Speaking of veteran DJ's, Rock-It Radio just announced they are "shutting their doors" as of the middle of January. Home to MANY airchecks, old programs, and new programs by many of the vet DJ's re-visiting the past. (Nope, I don't work for them....simply passing on a treasured resource.....and tryin' not to shed any "Manly" tears while I type ;>)
Enjoy while you can folks (Scroll down for selections):

http://www.rockitradio.net/store.html

Anonymous said...

I just finished reading Mike Ovitz's autobiography and was curious about your take on it as a whole, particularly Ovitz's definitions of truth and lying in Hollywood negotiations.
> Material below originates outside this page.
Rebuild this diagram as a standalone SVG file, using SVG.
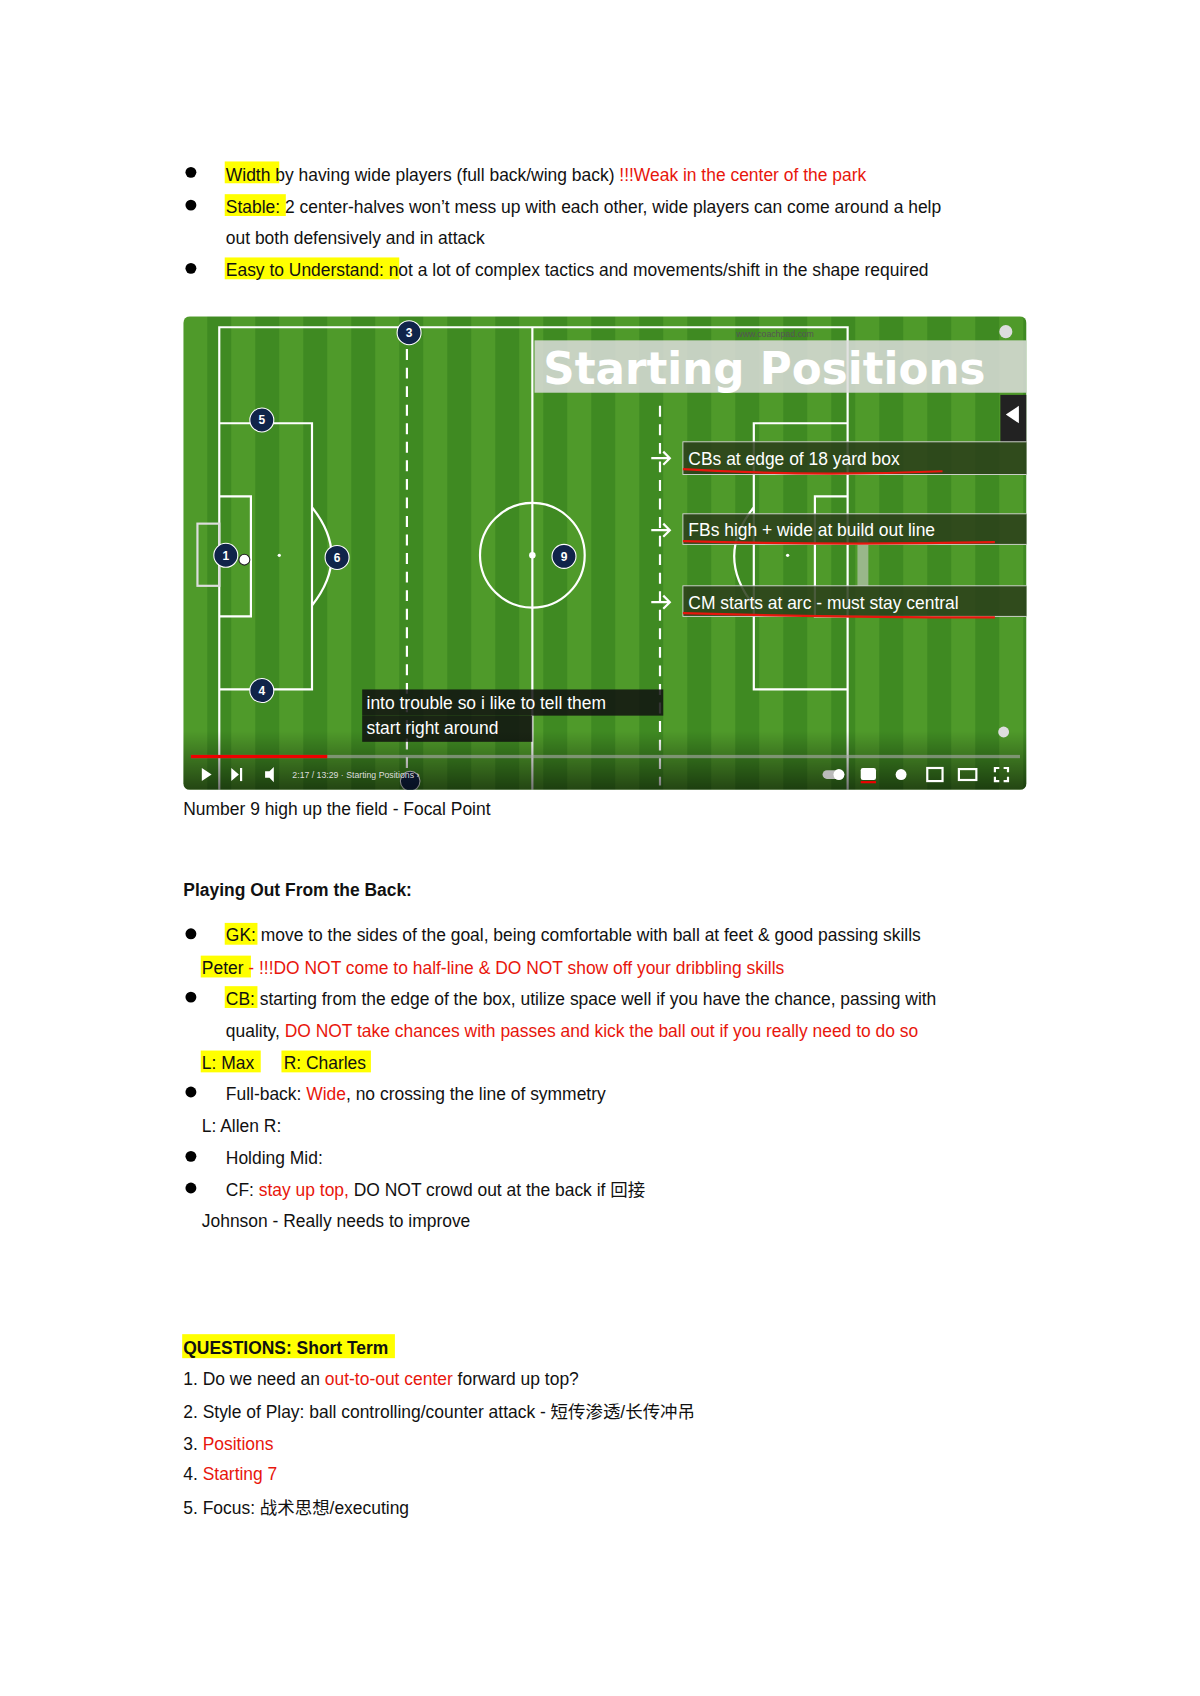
<svg xmlns="http://www.w3.org/2000/svg" width="1200" height="1696" viewBox="0 0 1200 1696">
<style>
.t{font-family:"Liberation Sans","Noto Sans CJK SC",sans-serif;font-size:16px;fill:#111}
.r{fill:#e8160c}
.hl{fill:#ffff00}
.ln{stroke:#fff;stroke-width:2;fill:none}
.pl{fill:#10244a;stroke:#fff;stroke-width:1}
.pn{font-family:"Liberation Sans",sans-serif;font-weight:bold;font-size:11px;fill:#fff;text-anchor:middle}
.lb{fill:#2a3d1a;fill-opacity:.85;stroke:#ddd;stroke-width:.8}
.lt{font-family:"Liberation Sans",sans-serif;font-size:16px;fill:#fff}
.ul{stroke:#e8160c;stroke-width:2;fill:none}
</style>
<defs>
<pattern id="stripes" x="168" y="0" width="44" height="10" patternUnits="userSpaceOnUse">
<rect width="22" height="10" fill="#4f9a2a"/><rect x="22" width="22" height="10" fill="#3f8a22"/>
</pattern>
<clipPath id="img"><rect x="168" y="290" width="773" height="434" rx="6"/></clipPath>
<linearGradient id="bar" x1="0" y1="0" x2="0" y2="1"><stop offset="0" stop-color="#000" stop-opacity="0"/><stop offset="1" stop-color="#000" stop-opacity=".55"/></linearGradient>
</defs>
<rect width="1200" height="1696" fill="#fff"/>
<g transform="scale(1.0909)">
<g id="bullets-top">
<rect class="hl" x="206" y="148" width="50" height="20"/>
<circle cx="175" cy="158" r="5"/>
<text class="t" x="207" y="166">Width <tspan>by having wide players (full back/wing back) </tspan><tspan class="r">!!!Weak in the center of the park</tspan></text>
<rect class="hl" x="206" y="178" width="56" height="20"/>
<circle cx="175" cy="188" r="5"/>
<text class="t" x="207" y="195">Stable: 2 center-halves won’t mess up with each other, wide players can come around a help</text>
<text class="t" x="207" y="224">out both defensively and in attack</text>
<rect class="hl" x="206" y="236" width="160" height="20"/>
<circle cx="175" cy="246" r="5"/>
<text class="t" x="207" y="253">Easy to Understand: not a lot of complex tactics and movements/shift in the shape required</text>
</g>
<g id="video" clip-path="url(#img)">
<rect x="168" y="290" width="773" height="434" fill="url(#stripes)"/>
<path class="ln" d="M201 724V300H777V724M488 300V724"/>
<path class="ln" d="M201 388H286V632H201M201 455H230V565H201M286 465Q322 510 286 555"/>
<rect x="181" y="480" width="20" height="57" fill="none" stroke="#ddd" stroke-width="2"/>
<circle cx="256" cy="509" r="1.5" fill="#fff"/>
<circle class="ln" cx="488" cy="509" r="48"/>
<circle cx="488" cy="509" r="3" fill="#fff"/>
<path class="ln" d="M777 388H691V632H777M777 455H747V565H777M691 465Q655 510 691 555"/>
<circle cx="722" cy="509" r="1.5" fill="#fff"/>
<rect x="786" y="480" width="10" height="57" fill="#ccc" fill-opacity=".6"/>
<path class="ln" d="M373 320V720M605 372V720" stroke-dasharray="10,7"/>
<rect x="490" y="312" width="451" height="48" fill="#ddd" fill-opacity=".85"/>
<text x="498" y="352" font-family="'DejaVu Sans',sans-serif" font-weight="bold" font-size="40" fill="#fff">Starting Positions</text>
<rect x="917" y="362" width="24" height="43" fill="#222"/>
<path d="M934 372L922 380L934 388Z" fill="#fff"/>
<text x="675" y="309" font-family="'Liberation Sans',sans-serif" font-size="8" fill="#555">www.coachpad.com</text>
<circle cx="922" cy="304" r="6" fill="#ddd"/>
<g id="labels">
<rect class="lb" x="626" y="405" width="316" height="30"/>
<text class="lt" x="631" y="426">CBs at edge of 18 yard box</text>
<path class="ul" d="M626 430Q740 437 864 432"/>
<rect class="lb" x="626" y="471" width="316" height="28"/>
<text class="lt" x="631" y="491">FBs high + wide at build out line</text>
<path class="ul" d="M626 496Q760 500 912 497"/>
<rect class="lb" x="626" y="537" width="316" height="28"/>
<text class="lt" x="631" y="558">CM starts at arc - must stay central</text>
<path class="ul" d="M626 562Q760 566 912 566"/>
<path class="ln" d="M597 420H613M608 414L614 420L608 426M597 486H613M608 480L614 486L608 492M597 552H613M608 546L614 552L608 558" stroke-width="1.5"/>
</g>
<g id="players">
<circle class="pl" cx="375" cy="305" r="11"/><text class="pn" x="375" y="309">3</text>
<circle class="pl" cx="240" cy="385" r="11"/><text class="pn" x="240" y="389">5</text>
<circle class="pl" cx="207" cy="509" r="11"/><text class="pn" x="207" y="513">1</text>
<circle cx="224" cy="513" r="5" fill="#fff" stroke="#222"/>
<circle class="pl" cx="309" cy="511" r="11"/><text class="pn" x="309" y="515">6</text>
<circle class="pl" cx="517" cy="510" r="11"/><text class="pn" x="517" y="514">9</text>
<circle class="pl" cx="240" cy="633" r="11"/><text class="pn" x="240" y="637">4</text>
<circle class="pl" cx="376" cy="716" r="9"/>
</g>
<rect x="332" y="632" width="276" height="24" fill="#111" fill-opacity=".85"/>
<rect x="332" y="656" width="156" height="24" fill="#111" fill-opacity=".85"/>
<text class="lt" x="336" y="650" font-size="17">into trouble so i like to tell them</text>
<text class="lt" x="336" y="673" font-size="17">start right around</text>
<rect x="168" y="670" width="773" height="54" fill="url(#bar)"/>
<rect x="175" y="692" width="760" height="3" fill="#aaa" fill-opacity=".6"/>
<rect x="175" y="692" width="125" height="3" fill="#e00"/>
<path d="M185 704L194 710L185 716Z M212 704L219 710L212 716Z" fill="#fff"/>
<rect x="220" y="704" width="2" height="12" fill="#fff"/>
<path d="M243 707H247L251 703V717L247 713H243Z" fill="#fff"/>
<text x="268" y="713" font-family="'Liberation Sans',sans-serif" font-size="8" fill="#ddd">2:17 / 13:29  ·  Starting Positions  ›</text>
<rect x="754" y="706" width="20" height="8" rx="4" fill="#bbb"/><circle cx="769" cy="710" r="5" fill="#fff"/>
<rect x="789" y="704" width="14" height="11" rx="2" fill="#fff"/><rect x="789" y="716" width="14" height="2" fill="#e00"/>
<circle cx="826" cy="710" r="5" fill="#fff"/>
<rect x="850" y="704" width="14" height="12" fill="none" stroke="#fff" stroke-width="2"/>
<rect x="879" y="705" width="16" height="10" fill="none" stroke="#fff" stroke-width="2"/>
<path d="M912 708V704H916M920 704H924V708M924 712V716H920M916 716H912V712" stroke="#fff" stroke-width="2" fill="none"/>
<circle cx="920" cy="671" r="5" fill="#ddd"/>
</g>
<text class="t" x="168" y="747">Number 9 high up the field - Focal Point</text>
<text class="t" x="168" y="821" font-size="21" font-weight="bold">Playing Out From the Back:</text>
<g id="bullets-back">
<rect class="hl" x="206" y="846" width="30" height="20"/>
<circle cx="175" cy="856" r="5"/>
<text class="t" x="207" y="863">GK: move to the sides of the goal, being comfortable with ball at feet &amp; good passing skills</text>
<rect class="hl" x="184" y="876" width="46" height="20"/>
<text class="t" x="185" y="893">Peter <tspan class="r">- !!!DO NOT come to half-line &amp; DO NOT show off your dribbling skills</tspan></text>
<rect class="hl" x="206" y="904" width="30" height="20"/>
<circle cx="175" cy="914" r="5"/>
<text class="t" x="207" y="921">CB: starting from the edge of the box, utilize space well if you have the chance, passing with</text>
<text class="t" x="207" y="951">quality, <tspan class="r">DO NOT take chances with passes and kick the ball out if you really need to do so</tspan></text>
<rect class="hl" x="184" y="963" width="55" height="20"/>
<rect class="hl" x="258" y="963" width="82" height="20"/>
<text class="t" x="185" y="980">L: Max</text>
<text class="t" x="260" y="980">R: Charles</text>
<circle cx="175" cy="1001" r="5"/>
<text class="t" x="207" y="1008">Full-back: <tspan class="r">Wide</tspan>, no crossing the line of symmetry</text>
<text class="t" x="185" y="1038">L: Allen      R:</text>
<circle cx="175" cy="1060" r="5"/>
<text class="t" x="207" y="1067">Holding Mid:</text>
<circle cx="175" cy="1089" r="5"/>
<text class="t" x="207" y="1096">CF: <tspan class="r">stay up top,</tspan> DO NOT crowd out at the back if 回接</text>
<text class="t" x="185" y="1125">Johnson - Really needs to improve</text>
</g>
<g id="questions">
<rect class="hl" x="167" y="1223" width="195" height="22"/>
<text class="t" x="168" y="1241" font-weight="bold" font-size="17">QUESTIONS: Short Term</text>
<text class="t" x="168" y="1270">1. Do we need an <tspan class="r">out-to-out center</tspan> forward up top?</text>
<text class="t" x="168" y="1300">2. Style of Play: ball controlling/counter attack - 短传渗透/长传冲吊</text>
<text class="t" x="168" y="1329">3. <tspan class="r">Positions</tspan></text>
<text class="t" x="168" y="1357">4. <tspan class="r">Starting 7</tspan></text>
<text class="t" x="168" y="1388">5. Focus: 战术思想/executing</text>
</g>
</g>
</svg>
You and David must have been "agented" several times over your careers by people seeking to represent you.

-30-

Pat Reeder said...

There's a group of radio veterans here in the DFW area that gets together for lunch every month or so. They keep inviting me, but I've only been once. I need to try to join them more often. My friend George, who is a regular, pointed out something funny: you know you're in a restaurant full of radio people when the background music on the PA system gets to the beginning of the vocal and everyone stops talking.

keith brodkorb said...

ken, end of the year lists are mostly time wasters , but I would be interested in your DJ days top and bottom lists for your years on the radio. You know the songs you still love and the ones that make you dive for the tuning or volume button. thank you

Boswell said...

Hello Ken, longtime reader here and a big Cheers fan.
I wonder if you know the name of an extra who is in virtually every episode of the show. She is an older, attractive woman always in business attire. She never spoke a word but was sometimes part of a scene or gag. I've been wondering who this woman is for over twenty years and was hoping you could tell me. Thank you, big fan of the blog,
Boswell

Jen from Jersey said...

Try watching it on Netflix and freezing the credits. I actually did that with one of the extras too.

Boswell said...

Hi Jen, I had nearly every episode on VHS back in the day and I own every season on DVD. Because the extra never spoke I believe she was never credited.

Jen from Jersey said...

Interesting. Funny how we obsess over these things. Lol. There was an extra who was part of the group of guys at the bar. Had to find out who he was and then went down the rabbit hole to learn that Rhea Perlman’s dad was an extra at the bar.

Lucy said...

Ok, I've got a Friday question that I just cannot find the answer to online: what happened to Martin Crane's chair post-Frasier? I mean, I know Archie Bunker's is in the Smithsonian, and I would hate to think Marty's was thrown in a trash heap, never to be seen again.